## Start Extracted entries

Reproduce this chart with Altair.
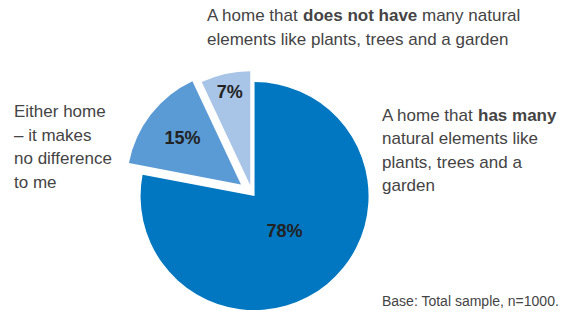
import math
import altair as alt
import pandas as pd

# ---- data ----
categories = [
    "A home that has many natural elements like plants, trees and a garden",
    "Either home – it makes no difference to me",
    "A home that does not have many natural elements like plants, trees and a garden",
]
shares = [78, 15, 7]
pct_labels = ["78%", "15%", "7%"]

# ---- styles ----
colors = ["#0077C0", "#5B9BD5", "#A8C4E7"]
explode = [4, 14, 8]
label_radius = [47, 74, 94]
TOP = 8  # extra top padding
CX, CY, R = 244, 185 - TOP, 114
FONT = "Liberation Sans"
TXT = "#444444"

df = pd.DataFrame({
    "category": categories,
    "share": shares,
    "label": pct_labels,
    "order": list(range(len(shares))),
    "explode": explode,
    "label_r": label_radius,
})

theta_scale = alt.Scale(domain=[0, 100], range=[0, 2 * math.pi])

base = (
    alt.Chart(df)
    .transform_window(cum="sum(share)", sort=[alt.SortField("order")], frame=[None, 0])
    .transform_calculate(
        start="datum.cum - datum.share",
        mid="datum.cum - datum.share / 2",
        ang="(datum.cum - datum.share / 2) / 100 * 2 * PI",
    )
    .transform_calculate(
        px=f"{CX} + datum.explode * sin(datum.ang)",
        py=f"{CY} - datum.explode * cos(datum.ang)",
    )
)

arcs = base.mark_arc(radius=R).encode(
    theta=alt.Theta("start:Q", scale=theta_scale, stack=None),
    theta2="cum:Q",
    x=alt.X("px:Q", scale=None),
    y=alt.Y("py:Q", scale=None),
    color=alt.Color("category:N", scale=alt.Scale(domain=categories, range=colors), legend=None),
)

labels = base.mark_text(
    font=FONT, fontSize=18, fontWeight="bold", color="#222222", align="center", baseline="middle"
).encode(
    theta=alt.Theta("mid:Q", scale=theta_scale, stack=None),
    radius=alt.Radius("label_r:Q", scale=None),
    x=alt.X("px:Q", scale=None),
    y=alt.Y("py:Q", scale=None),
    text="label:N",
)

# ---- annotation texts ----
normal_seg = pd.DataFrame({
    "t": ["A home that", "many natural", "elements like plants, trees and a garden",
          "A home that"],
    "x": [199, 414, 199, 374],
    "y": [13 - TOP, 13 - TOP, 37 - TOP, 113 - TOP],
})
bold_seg = pd.DataFrame({
    "t": ["does not have", "has many"],
    "x": [295, 470],
    "y": [13 - TOP, 113 - TOP],
})
multi = pd.DataFrame({
    "t": [["natural elements like", "plants, trees and a", "garden"],
          ["Either home", "– it makes", "no difference", "to me"]],
    "x": [374, 6],
    "y": [136 - TOP, 109 - TOP],
})
base_note = pd.DataFrame({"t": ["Base: Total sample, n=1000."], "x": [374], "y": [298 - TOP]})

def txt(data, size=17, weight="normal", lh=23.5):
    return alt.Chart(data).mark_text(
        font=FONT, fontSize=size, fontWeight=weight, color=TXT,
        align="left", baseline="alphabetic", lineHeight=lh,
    ).encode(
        x=alt.X("x:Q", scale=None), y=alt.Y("y:Q", scale=None), text="t"
    )

chart = alt.layer(
    arcs, labels,
    txt(normal_seg), txt(bold_seg, weight="bold"), txt(multi), txt(base_note, size=14),
).properties(
    width=551, height=303 - TOP,
    padding={"left": 0, "top": TOP, "right": 0, "bottom": 0},
    autosize=alt.AutoSizeParams(type="none"),
).configure_view(stroke=None)

chart.save("out.html", embed_options={"renderer": "svg", "actions": False})
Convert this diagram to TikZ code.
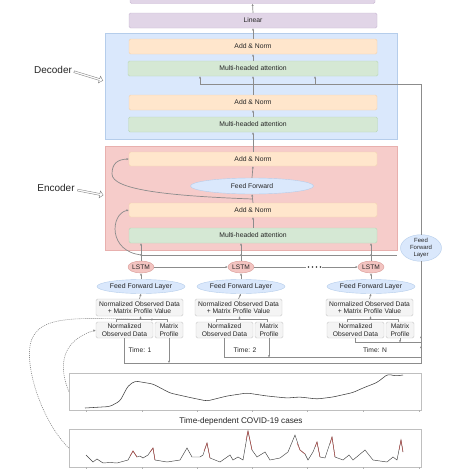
\documentclass[tikz,border=0pt]{standalone}
\usepackage{fontspec}
\setmainfont{Liberation Sans}
\usetikzlibrary{shapes.geometric,shapes.arrows,arrows.meta}
\definecolor{purfill}{HTML}{E1D5E7}
\definecolor{purdraw}{HTML}{C9B8D3}
\definecolor{orfill}{HTML}{FFE6CC}
\definecolor{ordraw}{HTML}{F2D2B0}
\definecolor{grfill}{HTML}{D5E8D4}
\definecolor{grdraw}{HTML}{B9D6B7}
\definecolor{blfill}{HTML}{DAE8FC}
\definecolor{bldraw}{HTML}{B5CDEB}
\definecolor{rdfill}{HTML}{F6CCCA}
\definecolor{rddraw}{HTML}{E8B0AE}
\definecolor{lsfill}{HTML}{F3C4C1}
\definecolor{lsdraw}{HTML}{D99A96}
\definecolor{gyfill}{HTML}{F4F4F4}
\definecolor{gydraw}{HTML}{C8C8C8}
\definecolor{linec}{HTML}{8C8C8C}
\definecolor{redc}{HTML}{C0504D}
\tikzset{
  txt/.style={font=\fontsize{6.8}{7.5}\selectfont, text=black!85},
  layer/.style={rectangle, rounded corners=1.5pt, minimum height=15pt, minimum width=248pt, inner sep=0pt, txt},
  purbox/.style={layer, fill=purfill, draw=purdraw},
  orbox/.style={layer, fill=orfill, draw=ordraw},
  grbox/.style={layer, fill=grfill, draw=grdraw},
  lstm/.style={ellipse, fill=lsfill, draw=lsdraw, minimum width=26pt, minimum height=12pt, inner sep=0pt, txt, font=\fontsize{6.6}{7}\selectfont},
  ffl/.style={ellipse, fill=blfill, draw=bldraw, minimum width=67pt, minimum height=14pt, inner sep=0pt, txt, font=\fontsize{6.9}{7.5}\selectfont},
  gybox/.style={rectangle, rounded corners=1.5pt, fill=gyfill, draw=gydraw, inner sep=0pt, align=center, txt, font=\fontsize{6.7}{7.4}\selectfont},
  conn/.style={draw=linec, line width=0.7pt, -{Latex[length=2.2pt,width=2.2pt]}},
  plain/.style={draw=linec, line width=0.7pt},
  dotl/.style={draw=linec, line width=0.6pt, dash pattern=on 1pt off 1pt},
  hollow/.style={single arrow, draw=gray, fill=white, minimum height=30pt, minimum width=7pt, single arrow head extend=2.2pt, inner sep=0.6pt},
  chartbox/.style={draw=black!25, line width=0.4pt},
  lbl/.style={font=\fontsize{10}{12}\selectfont, text=black!85}
}
\begin{document}
\begin{tikzpicture}[x=1pt,y=-1pt]
\useasboundingbox (0,0) rectangle (474,474);
\fill[white] (0,0) rectangle (474,474);
% top box (cut)
\begin{scope}
\clip (0,0) rectangle (474,474);
\node[purbox, minimum width=245pt] (top) at (252.5,-4) {};
\end{scope}
\node[purbox] (lin) at (253,20.5) {Linear};
% decoder background
\node[rectangle, fill=blfill, draw=bldraw, minimum width=292pt, minimum height=106pt, inner sep=0pt] (dec) at (251,86) {};
\node[orbox] (dan2) at (253,46.5) {Add \& Norm};
\node[grbox, minimum width=250pt] (dmh2) at (253,68.5) {Multi-headed attention};
\node[orbox] (dan1) at (253,102.5) {Add \& Norm};
\node[grbox, minimum width=249pt] (dmh1) at (253,124.5) {Multi-headed attention};
% encoder background
\node[rectangle, fill=rdfill, draw=rddraw, minimum width=292pt, minimum height=104pt, inner sep=0pt] (enc) at (251,198) {};
\node[orbox, minimum height=14pt] (ean2) at (253,159) {Add \& Norm};
\node[ellipse, fill=blfill, draw=bldraw, minimum width=123pt, minimum height=16pt, inner sep=0pt, txt] (eff) at (252,186) {Feed Forward};
\node[orbox, minimum height=14pt] (ean1) at (253,210) {Add \& Norm};
\node[grbox] (emh) at (253,235.5) {Multi-headed attention};
% labels
\node[lbl] (declbl) at (53,70) {Decoder};
\node[hollow, rotate=-17] (decarr) at (88,76) {};
\node[lbl] (enclbl) at (56,188) {Encoder};
\node[hollow, rotate=-11, minimum height=26pt] (encarr) at (90,192.5) {};
% vertical arrows in stack
\draw[conn] (lin.north) -- (top.south);
\draw[conn] (dan2.north) -- (lin.south);
\draw[conn] (dmh2.north) -- (dan2.south);
\draw[conn] (dan1.north) -- (dmh2.south);
\draw[conn] (dmh1.north) -- (dan1.south);
\draw[conn] (ean2.north) -- (dmh1.south);
\draw[conn] (eff.north) -- (ean2.south);
\draw[conn] (ean1.north) -- (eff.south);
\draw[conn] (emh.north) -- (ean1.south);
% encoder residuals
\coordinate (r1) at (252.5,199);
\draw[conn] (r1) .. controls (170,196) and (112,190) .. (112,174) .. controls (112,163) and (118,159.5) .. (ean2.west);
\coordinate (r2) at (142,255);
\draw[conn] (r2) .. controls (108,252) and (110,214) .. (ean1.west);
% LSTMs
\node[lstm] (l1) at (141,267) {LSTM};
\node[lstm] (l2) at (241,267) {LSTM};
\node[lstm] (l3) at (371,267) {LSTM};
\coordinate (dl) at (306,267);
\coordinate (dr) at (322,267);
\foreach \x in {308.5,312.5,316.5,320.5} \fill[black!80] (\x,267) circle (0.85pt);
\draw[conn] (l1.east) -- (l2.west);
\draw[plain] (l2.east) -- (dl);
\draw[conn] (dr) -- (l3.west);
\coordinate (b0) at (397,255);
\draw[plain] (r2) -- (b0);
\draw[conn] (l1.north) -- (emh.south -| l1.north);
\draw[conn] (l2.north) -- (emh.south -| l2.north);
\draw[conn] (l3.north) -- (emh.south -| l3.north);
\foreach \x in {141,241,371} \fill[linec] (\x,255) circle (0.8pt);
% feed forward layers
\node[ffl] (f1) at (141,286.5) {Feed Forward Layer};
\node[ffl] (f2) at (241,286.5) {Feed Forward Layer};
\node[ffl] (f3) at (371,286.5) {Feed Forward Layer};
\draw[conn] (f1.north) -- (l1.south);
\draw[conn] (f2.north) -- (l2.south);
\draw[conn] (f3.north) -- (l3.south);
% right feed forward
\node[ellipse, fill=blfill, draw=bldraw, minimum width=41pt, minimum height=25pt, inner sep=0pt, align=center, txt, font=\fontsize{6}{6.6}\selectfont] (fr) at (421,248) {Feed\\Forward\\Layer};
% decoder cross connections
\coordinate (c1) at (421,84);
\coordinate (c2) at (200,84);
\coordinate (c3) at (315,84);
\draw[plain] (fr.north) -- (c1) -- (c2);
\draw[conn] (c2) -- (dmh2.south -| c2);
\draw[conn] (c3) -- (dmh2.south -| c3);
% data boxes
\foreach \i/\cx/\nx/\mx in {1/139.5/124.5/169, 2/238.5/224.5/269, 3/369.5/355.5/400}{
  \node[gybox, minimum width=87pt, minimum height=17pt] (u\i) at (\cx,307.5) {Normalized Observed Data\\+ Matrix Profile Value};
  \node[gybox, minimum width=57pt, minimum height=16pt] (n\i) at (\nx,330) {Normalized\\Observed Data};
  \node[gybox, minimum width=28pt, minimum height=16pt] (m\i) at (\mx,330) {Matrix\\Profile};
  \coordinate (bl\i) at (\nx-8,319.3);
  \coordinate (br\i) at (\mx-2,319.3);
  \draw[plain] (n\i.north -| bl\i) -- (bl\i) -- (br\i) -- (m\i.north -| br\i);
  \draw[conn] (\cx+1,319.3) -- (u\i.south -| {(\cx+1,0)});
  \draw[conn] (u\i.north) -- (f\i.south);
}
\node[txt, font=\fontsize{6.7}{7}\selectfont] (t1) at (140,350) {Time: 1};
\node[txt, font=\fontsize{6.7}{7}\selectfont] (t2) at (245,350) {Time: 2};
\node[txt, font=\fontsize{6.7}{7}\selectfont] (t3) at (375,350) {Time: N};
% bottom collection lines
\coordinate (h1) at (421,363);
\coordinate (h2) at (421,357.5);
\coordinate (h3) at (421,342.5);
\draw[plain] (n1.south) -- (n1.south |- h1) -- (h1) -- (fr.south);
\draw[plain] (n2.south) -- (n2.south |- h2) -- (h2);
\draw[plain] (n3.south) -- (n3.south |- h3) -- (h3);
\draw[conn] (m1.south) -- (m1.south |- h1);
\draw[conn] (m2.south) -- (m2.south |- h2);
\draw[conn] (m3.south) -- (m3.south |- h3);
\draw[conn] (421,350) -- (421,346);
\draw[conn] (421,340) -- (421,336);
% charts
\node[chartbox, rectangle, minimum width=352pt, minimum height=37pt, inner sep=0pt] (ch1) at (245,391.5) {};
\node[chartbox, rectangle, minimum width=352pt, minimum height=38pt, inner sep=0pt] (ch2) at (245,448) {};
\foreach \x in {86,142,197,252,307,363,419}{
  \draw[black!30, line width=0.3pt] (\x,410) -- (\x,411.5);
  \draw[black!30, line width=0.3pt] (\x,467) -- (\x,468.5);
}
\node[txt, font=\fontsize{8.2}{9}\selectfont] (ttl) at (241,421.5) {Time-dependent COVID-19 cases};
\draw[black!75, line width=0.55pt, rounded corners=3pt] (85,408) -- (110,406.5) -- (120,401) -- (128,386) -- (135,381) -- (153,384) -- (170,393) -- (190,397.5) -- (207,401) -- (227,396) -- (247,393) -- (267,396) -- (287,398) -- (300,397) -- (317,399) -- (333,397) -- (353,392.5) -- (363,388) -- (377,382.5) -- (388,374) -- (395,376) -- (403,375);
\draw[black!75, line width=0.45pt] (86,455) -- (88,457) -- (93,462) -- (97,459) -- (103,463) -- (110,462.5) -- (117,463) -- (128,460) -- (133,451) -- (137,457) -- (140,456) -- (143,458) -- (148,455) -- (153,448) -- (155,460) -- (167,462) -- (180,460) -- (187,448) -- (192,457) -- (200,457) -- (203,455) -- (207,443) -- (210,458) -- (220,462) -- (230,455) -- (233,460) -- (238,457) -- (243,460) -- (248,431) -- (252,450) -- (257,457) -- (265,452) -- (270,460) -- (280,458) -- (288,452) -- (295,435) -- (300,450) -- (305,454) -- (308,460) -- (313,452) -- (317,442) -- (320,457) -- (325,458) -- (332,437) -- (335,457) -- (343,460) -- (349,455) -- (353,460) -- (365,450) -- (373,460) -- (387,462) -- (393,457) -- (397,460) -- (401,440) -- (403,452);
\draw[redc, line width=0.45pt] (130,456) -- (133,451) -- (137,457);
\draw[redc, line width=0.45pt] (150,452) -- (153,448) -- (155,460);
\draw[redc, line width=0.45pt] (204,451) -- (207,443) -- (210,458);
\draw[redc, line width=0.45pt] (246,440) -- (248,431) -- (252,450);
\draw[redc, line width=0.45pt] (297,443) -- (300,450) -- (305,454);
\draw[redc, line width=0.45pt] (315,447) -- (317,442) -- (320,457);
\draw[redc, line width=0.45pt] (330,444) -- (332,437) -- (335,457);
\draw[redc, line width=0.45pt] (399,450) -- (401,440) -- (403,452);
% dotted links
\draw[dotl, -{Latex[length=2.5pt,width=2.5pt]}] (ch2.west) .. controls (40,420) and (20,355) .. (34,335) .. controls (42,322) and (60,318) .. (100,318.5) -- (154,319.5);
\draw[dotl, -{Latex[length=2.5pt,width=2.5pt]}] (ch1.west) .. controls (60,370) and (58,342) .. (n1.west);
\end{tikzpicture}
\end{document}
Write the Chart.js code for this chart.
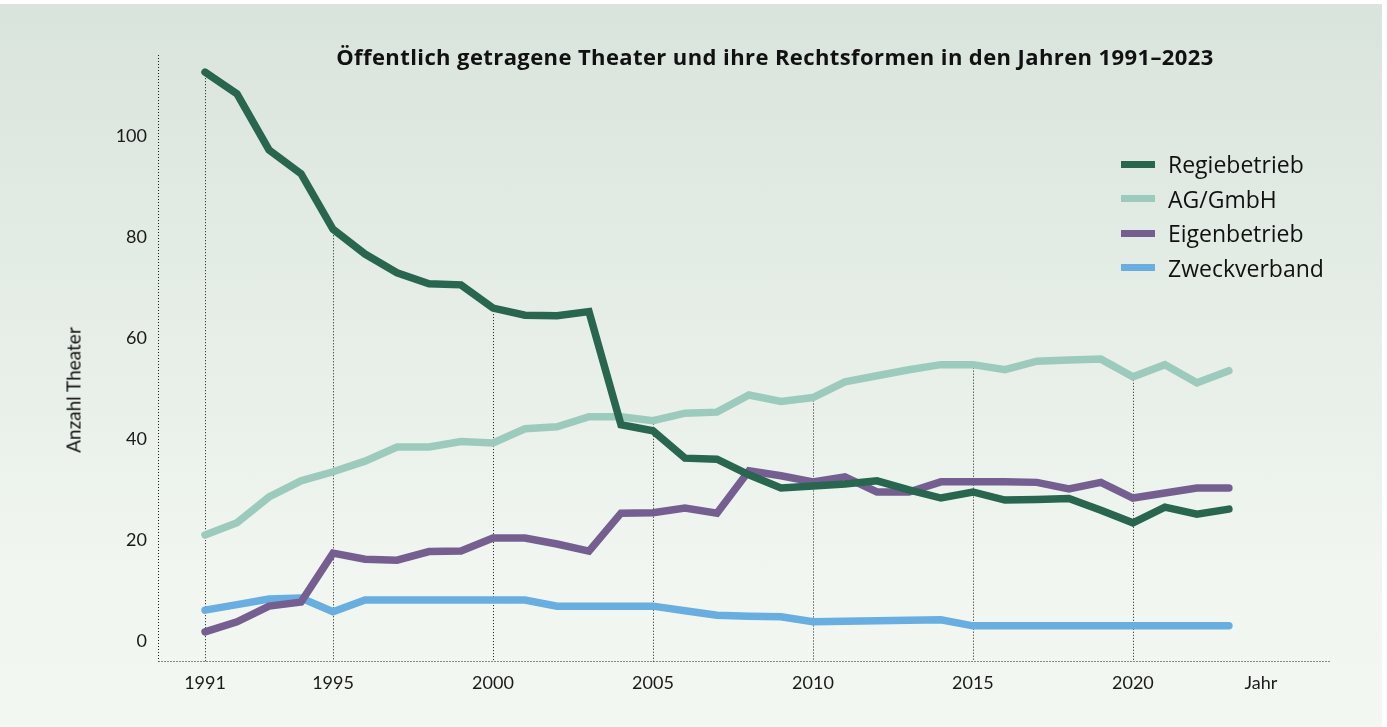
<!DOCTYPE html>
<html lang="de">
<head>
<meta charset="utf-8">
<title>Öffentlich getragene Theater und ihre Rechtsformen</title>
<script src="https://cdn.jsdelivr.net/npm/chart.js@4.4.0/dist/chart.umd.min.js"></script>
<style>
  html, body { margin: 0; padding: 0; background: #fff; }
  body { width: 1387px; height: 727px; position: relative; overflow: hidden; font-family: Lato, "Open Sans", sans-serif; color: #111; }
  #panel { position: absolute; left: 0; top: 4px; width: 1382px; height: 723px; background: linear-gradient(to bottom, #d9e4dc 0%, #e6eee7 45%, #f1f6f0 80%, #f2f7f1 100%); }
  #wrap { position: absolute; left: 0; top: 0; width: 1387px; height: 727px; }
  #title { position: absolute; left: 775px; top: 41px; transform: translateX(-50%); font-family: "Open Sans", sans-serif; font-weight: 700; font-size: 22px; letter-spacing: 0.4px; white-space: nowrap; }
  #ytitle { position: absolute; left: 73px; top: 390px; transform: translate(-50%, -50%) rotate(-90deg); font-size: 19px; white-space: nowrap; }
  #legend { position: absolute; left: 1121px; top: 147px; }
  .lg-row { display: flex; align-items: center; height: 34.5px; }
  .lg-line { width: 34px; height: 7px; margin-right: 13px; }
  .lg-text { font-family: "Open Sans", sans-serif; font-size: 23px; }
</style>
</head>
<body>
<div id="panel"></div>
<div id="wrap"><canvas id="chart" width="1387" height="727"></canvas></div>
<div id="title">Öffentlich getragene Theater und ihre Rechtsformen in den Jahren 1991–2023</div>
<div id="ytitle">Anzahl Theater</div>
<div id="legend"></div>
<script>
// --- Daten ---
const years = [1991, 1992, 1993, 1994, 1995, 1996, 1997, 1998, 1999, 2000,
  2001, 2002, 2003, 2004, 2005, 2006, 2007, 2008, 2009, 2010,
  2011, 2012, 2013, 2014, 2015, 2016, 2017, 2018, 2019, 2020,
  2021, 2022, 2023];

const regiebetrieb = [112.6, 108.3, 97.2, 92.5, 81.5, 76.6, 72.9, 70.7, 70.5, 65.9,
  64.5, 64.4, 65.2, 42.8, 41.6, 36.2, 36.0, 32.9, 30.3, 30.7,
  31.1, 31.7, 29.9, 28.3, 29.5, 27.9, 28.0, 28.2, 25.9, 23.4,
  26.5, 25.1, 26.1];

const agGmbh = [21.0, 23.4, 28.5, 31.7, 33.5, 35.6, 38.4, 38.4, 39.5, 39.2,
  42.0, 42.4, 44.4, 44.4, 43.6, 45.1, 45.3, 48.7, 47.4, 48.2,
  51.3, 52.5, 53.7, 54.7, 54.7, 53.7, 55.4, 55.6, 55.8, 52.3,
  54.7, 51.1, 53.5];

const eigenbetrieb = [1.8, 3.8, 6.9, 7.7, 17.4, 16.2, 16.0, 17.7, 17.8, 20.4,
  20.4, 19.2, 17.8, 25.3, 25.4, 26.3, 25.3, 33.7, 32.7, 31.5,
  32.5, 29.5, 29.5, 31.5, 31.5, 31.5, 31.4, 30.1, 31.4, 28.3,
  29.3, 30.3, 30.3];

const zweckverband = [6.1, 7.2, 8.3, 8.5, 5.8, 8.1, 8.1, 8.1, 8.1, 8.1,
  8.1, 6.9, 6.9, 6.9, 6.9, 6.0, 5.1, 4.9, 4.8, 3.8,
  3.9, 4.0, 4.1, 4.2, 3.0, 3.0, 3.0, 3.0, 3.0, 3.0,
  3.0, 3.0, 3.0];

const seriesNames = ['Regiebetrieb', 'AG/GmbH', 'Eigenbetrieb', 'Zweckverband'];
const seriesColors = ['#28664f', '#9ccbbd', '#755f91', '#68aee0'];

const xTicks = [1991, 1995, 2000, 2005, 2010, 2015, 2020];
const xAxisLabelYear = 2024;   // Position der Beschriftung "Jahr"
const yTicks = [0, 20, 40, 60, 80, 100];

function toPoints(arr) {
  return years.map((y, i) => ({ x: y, y: arr[i] }));
}

const allSeries = [regiebetrieb, agGmbh, eigenbetrieb, zweckverband];

// gepunktete Achsen + Linien von der Achse bis zum höchsten Wert des Jahres
const dottedLines = {
  id: 'dottedLines',
  beforeDatasetsDraw(chart) {
    const { ctx, scales: { x, y } } = chart;
    ctx.save();
    ctx.strokeStyle = '#1a1a1a';
    ctx.lineWidth = 1;
    ctx.setLineDash([1, 2]);

    // Achsen
    const ax = Math.round(x.left) + 0.5;
    const ay = Math.round(y.bottom) + 0.5;
    ctx.beginPath();
    ctx.moveTo(ax, y.top);
    ctx.lineTo(ax, ay);
    ctx.moveTo(ax, ay);
    ctx.lineTo(x.right, ay);
    ctx.stroke();

    xTicks.forEach(yr => {
      const i = years.indexOf(yr);
      const top = Math.max(...allSeries.map(s => s[i]));
      const px = Math.round(x.getPixelForValue(yr)) + 0.5;
      ctx.beginPath();
      ctx.moveTo(px, y.getPixelForValue(top));
      ctx.lineTo(px, ay);
      ctx.stroke();
    });
    ctx.restore();
  }
};

const ctx = document.getElementById('chart').getContext('2d');
const chart = new Chart(ctx, {
  type: 'line',
  data: {
    datasets: allSeries.map((s, i) => ({
      label: seriesNames[i],
      data: toPoints(s),
      borderColor: seriesColors[i],
      backgroundColor: seriesColors[i],
      borderWidth: 7.5,
      borderCapStyle: 'round',
      borderJoinStyle: 'miter',
      pointRadius: 0,
      tension: 0,
      fill: false
    }))
  },
  options: {
    responsive: false,
    animation: false,
    layout: { padding: { top: 55, right: 57, bottom: 0, left: 0 } },
    plugins: {
      legend: { display: false },
      tooltip: { enabled: false },
      title: { display: false }
    },
    scales: {
      x: {
        type: 'linear',
        min: 1989.53,
        max: 2026.16,
        afterFit(scale) { scale.height = 66; },
        afterBuildTicks(scale) {
          scale.ticks = xTicks.concat([xAxisLabelYear]).map(v => ({ value: v }));
        },
        grid: { display: false, drawTicks: false },
        border: { display: false },
        ticks: {
          padding: 11,
          color: '#1a1a1a',
          font: { family: 'Lato', size: 18 },
          callback: v => (v === xAxisLabelYear ? 'Jahr' : String(v))
        }
      },
      y: {
        min: -3.96,
        max: 116,
        afterFit(scale) { scale.width = 158; },
        afterBuildTicks(scale) {
          scale.ticks = yTicks.map(v => ({ value: v }));
        },
        grid: { display: false, drawTicks: false },
        border: { display: false },
        ticks: {
          padding: 11,
          color: '#1a1a1a',
          font: { family: 'Lato', size: 18 }
        }
      }
    }
  },
  plugins: [dottedLines]
});

// Legende
const lg = document.getElementById('legend');
seriesNames.forEach((name, i) => {
  const row = document.createElement('div');
  row.className = 'lg-row';
  row.innerHTML = `<div class="lg-line" style="background:${seriesColors[i]}"></div><div class="lg-text">${name}</div>`;
  lg.appendChild(row);
});
</script>
</body>
</html>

## End Extracted entries

(What the task requires)
Scan the material above. Extract every line in which the word "this" occurs.

(Response)
Reproduce this chart with Altair.
Convert this diagram to TikZ code.
Write the Chart.js code for this chart.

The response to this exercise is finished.